Cifras e Letras
crítica estratégias globais
Falta de direção e ousadia pode fazer países perderem o bonde
Livro de professor da UFRJ indica fatores que levam ao desenvolvimento
A crise mundial e o aumento da belicosidade e da competitividade internacional projetam condições favoráveis para uma nova era de convergência entre as políticas de autoproteção social e nacional dentro dos países de escalões inferiores do sistema capitalista.
Mas as nações podem perder o bonde da história, caindo no "desenvolvimentismo preguiçoso", "sem direção estatal claras por absoluta falta de ousadia internacional e de uma estratégia econômica e social coerente, expansiva e de longo prazo".
O alerta é de José Luís Fiori, professor de economia e política internacional da Universidade Federal do Rio de Janeiro, feito no livro "História, Estratégia e Desenvolvimento, para uma Geopolítica do Capitalismo".
Nesse seu novo livro, o cientista social elabora questões de fundo sobre o desenvolvimento de países, tratando de história, política e economia. Fiori avalia que a liderança do capitalismo tem uma lei de ferro: sempre esteve nas mãos dos capitais privados e das economias nacionais que conseguiram operar com sucesso na contramão das leis de mercado.
"As grandes potências desrespeitaram sistematicamente os preceitos da ortodoxia econômica em nome de sua luta pela conquista de mais poder e, mesmo assim, conseguem manter sua credibilidade fiscal e financeira, acumulando ainda mais poder."
O livro reúne 71 artigos publicados pelo autor nos últimos cinco anos. EUA, Inglaterra, China, Portugal, Alemanha, Japão, Argentina, Brasil: textos condensados e didáticos mergulham fundo na trajetória dos países.
No prefácio e no posfácio Fiori amarra as ideias, formulando teses originais. Mostra que todos os países que se transformaram em grandes potências enfrentaram, no momento de sua disparada, rebeliões ou guerras civis.
QUEBRANDO REGRAS
Em todos os casos de sucesso econômico, ele identifica a existência de um núcleo estratégico unido e coeso dentro do próprio Estado, que foi o responsável pela definição e sustentação dos objetivos que se mantêm durante muito tempo, apesar de eventuais mudanças de governo.

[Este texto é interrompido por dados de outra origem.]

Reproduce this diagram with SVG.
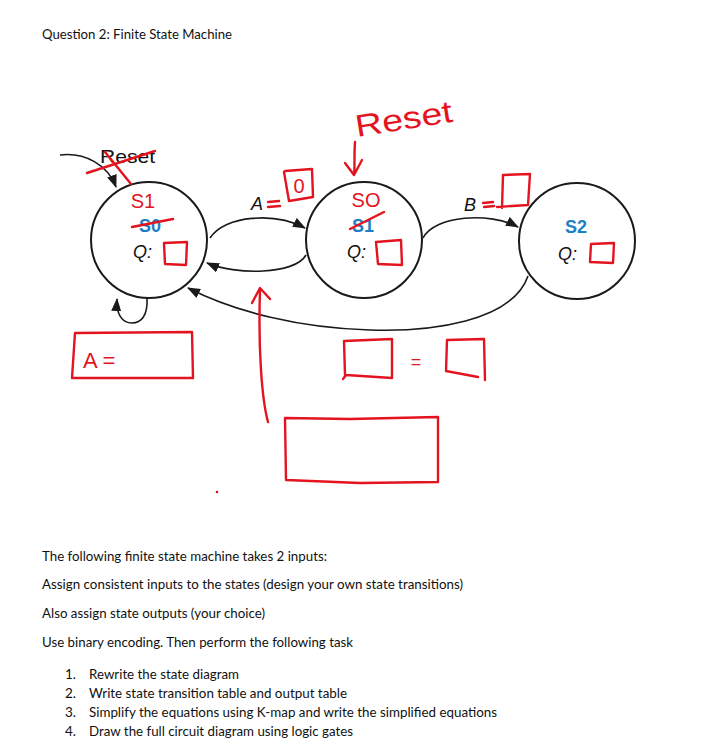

Tratando da América do Sul, ele analisa a competição entre Brasil e Argentina, expondo o enorme desenvolvimento dos países nos séculos 19 e 20 --resultado de projetos nacionais que galvanizaram a sociedade. Na sua visão, a recente aliança entre os países "é uma revolução na história do Cone Sul".
No entanto, adverte que essa estratégia enfrentará ferrenha oposição externa e interna dos EUA e dos partidários locais do "cosmopolitismo de mercado".
"Todo sucesso dessa aliança será sempre considerado como uma linha vermelha para os interesses dos EUA e de sua rede de apoios dentro do continente, defensora da submissão estratégica e econômica da América do Sul à política internacional dos EUA."
Para avançar, o Brasil necessita de "dose extra de coragem, persistência e inventividade", sustentando uma vontade estratégica, afirma.
Advoga que o país precisará "questionar de forma cada vez mais incisiva a ordem institucional estabelecida".
"Em qualquer momento da história é possível acovardar-se e submeter-se, mas, atenção, porque o preço dessa humilhação será cada vez maior e insuportável para a sociedade brasileira", escreve.
Confrontando autores de esquerda, considera que não é provável que "o capitalismo ou mesmo os Estados Unidos estejam vivendo uma crise terminal". "Os EUA estão experimentando e construindo uma nova estratégia internacional mais arbitral e menos intervencionista", diz.
Fiori critica o que classifica como restos de desenvolvimentismo de esquerda. Segundo ele, a escola de Campinas se reduziu a local de formação de quadros de governo e de discussão de políticas setoriais, sem maior capacidade de formulação.
O livro não se detém no debate da questão ambiental e não tenta desenhar programas de governo. É uma lente grande-angular. Serve como preciosa bússola para entender o mundo global.